Task to complete >>
Copy the data exactly; pictures stay out of the copy.

Given information >>
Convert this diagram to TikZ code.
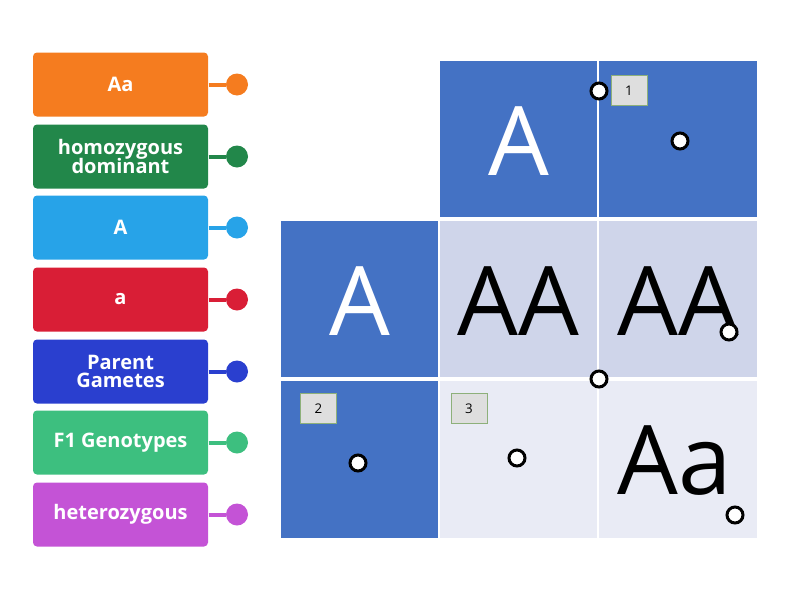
\documentclass[tikz,border=0pt]{standalone}
\usepackage{fontspec}
\setmainfont{Open Sans}
\definecolor{cellblue}{HTML}{4472C4}
\definecolor{cellmid}{HTML}{CFD5EA}
\definecolor{celllight}{HTML}{E9EBF5}
\definecolor{tagorange}{HTML}{F57C1F}
\definecolor{taggreen}{HTML}{22874A}
\definecolor{tagsky}{HTML}{27A3E8}
\definecolor{tagred}{HTML}{D91E36}
\definecolor{tagblue}{HTML}{2A3FCF}
\definecolor{tagmint}{HTML}{3DBF7F}
\definecolor{tagpurple}{HTML}{C453D6}
\definecolor{numedge}{HTML}{8DB07A}
\tikzset{every picture/.style={line width=0.75pt}}
\tikzset{
  tagbox/.style={rounded corners=3pt, minimum width=131.25pt, minimum height=48pt, inner sep=0pt, text=white, align=center, font=\bfseries\fontsize{15}{17}\selectfont},
  pegdot/.style={circle, minimum size=16.5pt, inner sep=0pt},
  hole/.style={circle, draw=black, fill=white, line width=2.25pt, minimum size=12pt, inner sep=0pt},
  numbox/.style={draw=numedge, fill=black!13, minimum width=27pt, minimum height=23pt, inner sep=0pt, font=\fontsize{10}{12}\selectfont},
  bigtxt/.style={font=\fontsize{72}{72}\selectfont}
}
\begin{document}
\begin{tikzpicture}[x=0.75pt,y=0.75pt,yscale=-1,xscale=1]
	\useasboundingbox (0,0) rectangle (800,600);
	
	%Punnett cells
	\fill [cellblue] (440,61) rectangle (597,217);
	\fill [cellblue] (599,61) rectangle (757,217);
	\fill [cellblue] (281,221) rectangle (438,377);
	\fill [cellmid] (440,221) rectangle (597,377);
	\fill [cellmid] (599,221) rectangle (757,377);
	\fill [cellblue] (281,381) rectangle (438,538);
	\fill [celllight] (440,381) rectangle (597,538);
	\fill [celllight] (599,381) rectangle (757,538);
	
	% Text Node
	\node (topA) [bigtxt, text=white] at (518.5,141) {A};
	\node (sideA) [bigtxt, text=white] at (359.5,301) {A};
	\node (cellAA1) [bigtxt] at (518.5,301) {AA};
	\node (cellAA2) [bigtxt] at (678,301) {AA};
	\node (cellAa) [bigtxt] at (675,461) {Aa};
	
	%Tags
	\foreach \name/\txt/\col/\yy in {tagAa/Aa/tagorange/84.5, tagHomo/{homozygous\\[-3pt]dominant}/taggreen/156.5, tagA/A/tagsky/227.5, taga/a/tagred/299.5, tagPar/{Parent\\[-3pt]Gametes}/tagblue/371.5, tagF/F1 Genotypes/tagmint/442.5, tagHet/heterozygous/tagpurple/514.5}
	{
		\node (\name) [tagbox, fill=\col] at (120.5,\yy) {\txt};
		\node (\name dot) [pegdot, fill=\col] at (237,\yy) {};
		\draw [\col, line width=3pt] (\name.east) -- (\name dot);
	}
	
	%Numbers
	\node (num1) [numbox] at (629,90.5) {1};
	\node (num2) [numbox] at (318.5,408.5) {2};
	\node (num3) [numbox] at (469,408.5) {3};
	
	%Holes
	\foreach \hx/\hy [count=\i] in {599/91, 680/141, 729/332, 599/379, 358/463, 517/458, 735/515}
		\node (hole\i) [hole] at (\hx,\hy) {};
	
\end{tikzpicture}
\end{document}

Response >>
Convert this diagram to TikZ code.
\documentclass[tikz,border=0pt]{standalone}
\usepackage{fontspec}
\setmainfont{Open Sans}
\definecolor{cellblue}{HTML}{4472C4}
\definecolor{cellmid}{HTML}{CFD5EA}
\definecolor{celllight}{HTML}{E9EBF5}
\definecolor{tagorange}{HTML}{F57C1F}
\definecolor{taggreen}{HTML}{22874A}
\definecolor{tagsky}{HTML}{27A3E8}
\definecolor{tagred}{HTML}{D91E36}
\definecolor{tagblue}{HTML}{2A3FCF}
\definecolor{tagmint}{HTML}{3DBF7F}
\definecolor{tagpurple}{HTML}{C453D6}
\definecolor{numedge}{HTML}{8DB07A}
\tikzset{every picture/.style={line width=0.75pt}}
\tikzset{
  tagbox/.style={rounded corners=3pt, minimum width=131.25pt, minimum height=48pt, inner sep=0pt, text=white, align=center, font=\bfseries\fontsize{15}{17}\selectfont},
  pegdot/.style={circle, minimum size=16.5pt, inner sep=0pt},
  hole/.style={circle, draw=black, fill=white, line width=2.25pt, minimum size=12pt, inner sep=0pt},
  numbox/.style={draw=numedge, fill=black!13, minimum width=27pt, minimum height=23pt, inner sep=0pt, font=\fontsize{10}{12}\selectfont},
  bigtxt/.style={font=\fontsize{72}{72}\selectfont}
}
\begin{document}
\begin{tikzpicture}[x=0.75pt,y=0.75pt,yscale=-1,xscale=1]
	\useasboundingbox (0,0) rectangle (800,600);
	
	%Punnett cells
	\fill [cellblue] (440,61) rectangle (597,217);
	\fill [cellblue] (599,61) rectangle (757,217);
	\fill [cellblue] (281,221) rectangle (438,377);
	\fill [cellmid] (440,221) rectangle (597,377);
	\fill [cellmid] (599,221) rectangle (757,377);
	\fill [cellblue] (281,381) rectangle (438,538);
	\fill [celllight] (440,381) rectangle (597,538);
	\fill [celllight] (599,381) rectangle (757,538);
	
	% Text Node
	\node (topA) [bigtxt, text=white] at (518.5,141) {A};
	\node (sideA) [bigtxt, text=white] at (359.5,301) {A};
	\node (cellAA1) [bigtxt] at (518.5,301) {AA};
	\node (cellAA2) [bigtxt] at (678,301) {AA};
	\node (cellAa) [bigtxt] at (675,461) {Aa};
	
	%Tags
	\foreach \name/\txt/\col/\yy in {tagAa/Aa/tagorange/84.5, tagHomo/{homozygous\\[-3pt]dominant}/taggreen/156.5, tagA/A/tagsky/227.5, taga/a/tagred/299.5, tagPar/{Parent\\[-3pt]Gametes}/tagblue/371.5, tagF/F1 Genotypes/tagmint/442.5, tagHet/heterozygous/tagpurple/514.5}
	{
		\node (\name) [tagbox, fill=\col] at (120.5,\yy) {\txt};
		\node (\name dot) [pegdot, fill=\col] at (237,\yy) {};
		\draw [\col, line width=3pt] (\name.east) -- (\name dot);
	}
	
	%Numbers
	\node (num1) [numbox] at (629,90.5) {1};
	\node (num2) [numbox] at (318.5,408.5) {2};
	\node (num3) [numbox] at (469,408.5) {3};
	
	%Holes
	\foreach \hx/\hy [count=\i] in {599/91, 680/141, 729/332, 599/379, 358/463, 517/458, 735/515}
		\node (hole\i) [hole] at (\hx,\hy) {};
	
\end{tikzpicture}
\end{document}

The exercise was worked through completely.